Key difference: The F-test gives an overall assessment of the model, while t-tests examine specific components. In regression output, you’ll typically see both: an F-test for the whole model and t-tests for individual coefficients.

What’s the relationship between F-statistic and R-squared?

The F-statistic and R-squared are related but provide different information:

R-squared: Represents the proportion of variance in the dependent variable explained by the independent variables (0 to 1).

F-statistic: Tests whether this explained variance is statistically significant.

Mathematical relationship:

F = [R²/(1-R²)] × [(n-p-1)/p]

Where:

• R² is the coefficient of determination
• n is sample size
• p is number of predictors

Key insights:

• Higher R² generally leads to higher F-statistic (all else equal)
• With more predictors (higher p), you need higher R² to get the same F-statistic
• Larger sample sizes (higher n) increase the F-statistic for a given R²
• R² tells you about effect size, while F-test tells you about statistical significance

How do I calculate F-statistic manually from regression output?
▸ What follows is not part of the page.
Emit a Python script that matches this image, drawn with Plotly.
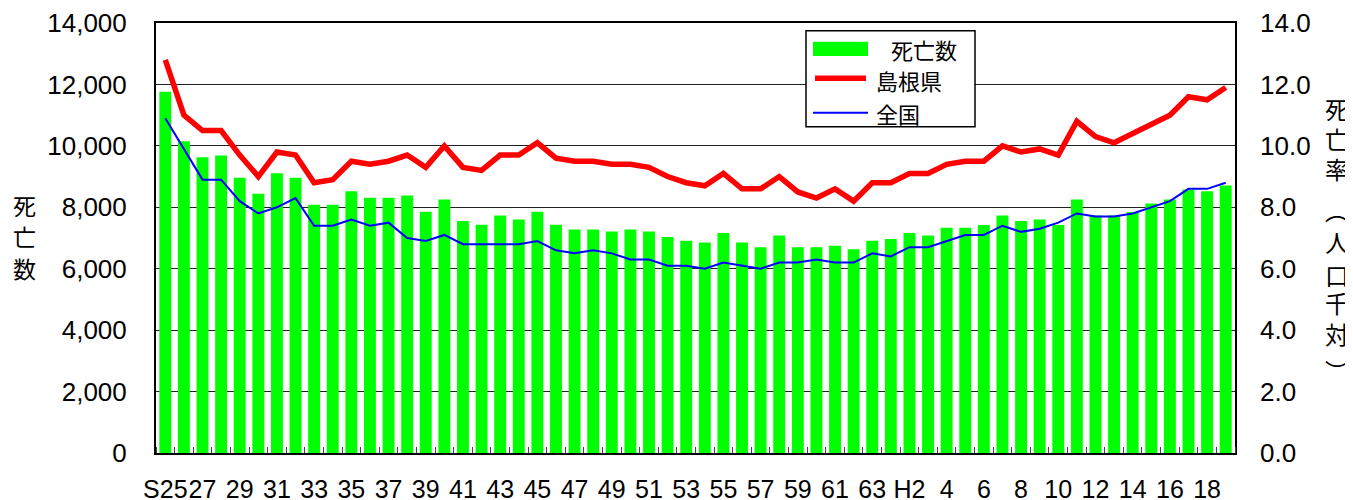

To calculate the F-statistic manually from standard regression output:

1. Find the “Regression” or “Model” Sum of Squares (SSR)
2. Find the “Residual” or “Error” Sum of Squares (SSE)
3. Note the degrees of freedom for regression (usually equal to number of predictors)
4. Note the degrees of freedom for error (usually n – p – 1)
5. Calculate MSR = SSR / DF_regression
6. Calculate MSE = SSE / DF_error
7. Compute F = MSR / MSE

Example from regression output:

ANOVA Table:
Source      SS      DF      MS
Regression  150     2       75
Residual    120     30      4
Total       270     32

F = 75/4 = 18.75
              

Most statistical software will calculate this automatically, but understanding the manual process helps interpret the results correctly.